Perhaps the most unusual aspect to these papers is the fact that each section in the papers is individually-timed. This means that the student is unable to go back and forth between sections. Most students are not used to this style of exam, as examinations in school are not usually carried out in this manner. Another aspect that makes this style of examination challenging is that the student needs to mark answers on a provided answer sheet. This can be difficult for certain students, and it is recommended that students practice this style of exam well in advance.

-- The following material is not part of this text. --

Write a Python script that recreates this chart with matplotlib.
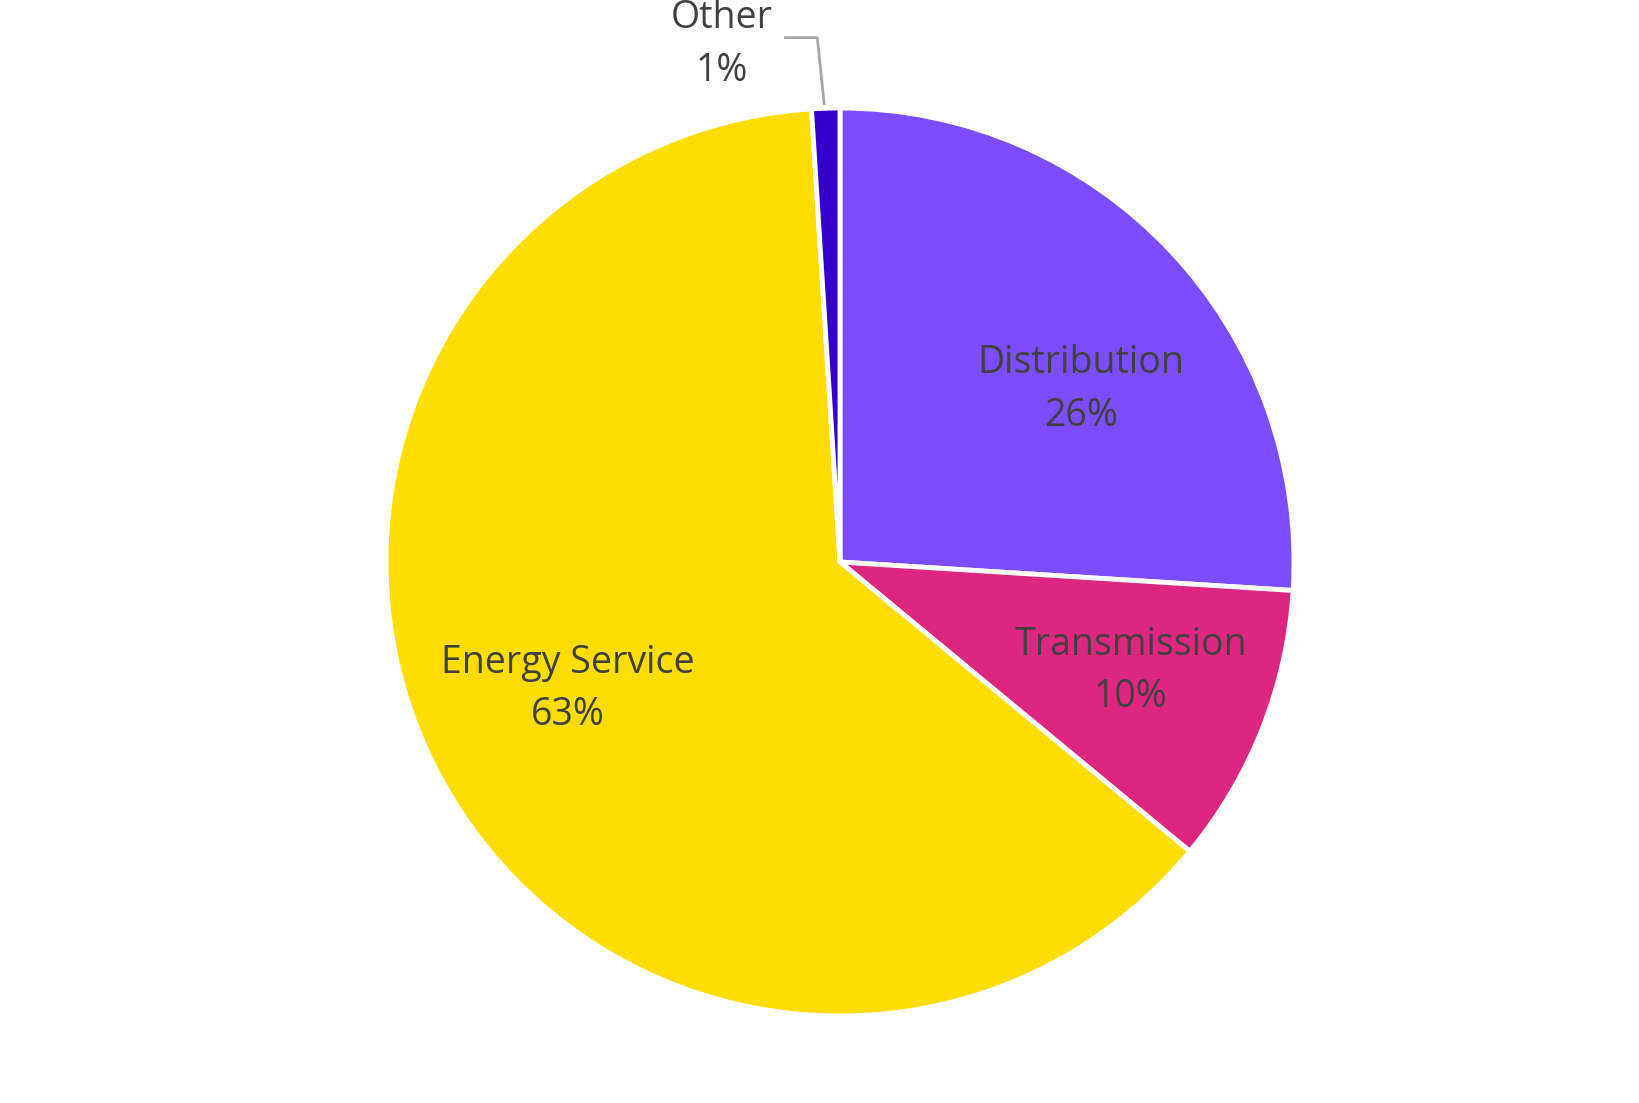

11 plus CEM style papers were designed to be ‘untutorable’. The inclusion of non verbal reasoning and verbal reasoning under extreme time-restraints was intended to give students a unique challenge that tests for their raw intelligence. It is, however, fairly obvious now that it is possible to prepare students for this style of paper. The CEM board was hoping to increase social mobility by increasing the challenge of the test, so tutored children would not have any advantage. It has, however, been shown that the CEM test seems to widen the attainment gap between children from poorer backgrounds and those with better access to education and in more affluent areas have benefitted.

11 Plus CEM

Which boroughs use 11 Plus CEM style papers?

The following boroughs currently use CEM for their 11 plus exam.

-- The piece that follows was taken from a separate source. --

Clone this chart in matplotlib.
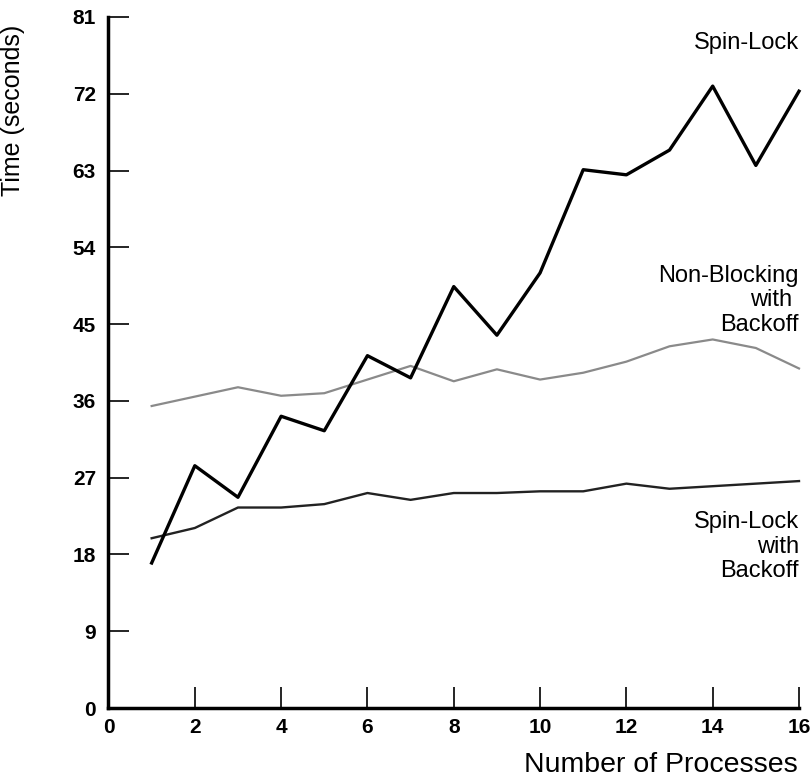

  • Berkshire (including Slough)
  • Bexley
  • Birmingham
  • Gloucestershire
  • Redbridge
  • Shropshire
  • South West Herts Consortium – CEM Verbal Reasoning
  • Warwickshire
  • Walsall
  • Wolverhampton

Parts of the following regions use CEM

  • Devon Grammar School
  • Trafford Consortium Schools – Altrincham Grammar School for Girls, Sale Grammar School, Stretford Grammar School and Urmston Grammar School.
  • Wiltshire – Bishop Wordsworth’s
  • Wirral Grammar Schools
  • Yorkshire – Heckmondwike Grammar

CEM Exam Structure:

Paper breakdown
MCQ-Section by section
Separate answer sheet Each section is timed
Short maths Mental maths
Long maths Yes (multi-question maths)
English comprehension Yes (usually one short and one long)
Grammar and spelling Yes
Vocabulary Yes (antonyms and synonyms)
Verbal Reasoning Yes (all types)
Non-Verbal Reasoning (2D) Yes
Non-Verbal Reasoning  (3D/spatial) Yes

There is a big focus on vocabulary in these papers as well as problem-solving. There are generally more questions than there is time to answer them. Therefore a good balance between speed and accuracy is crucial.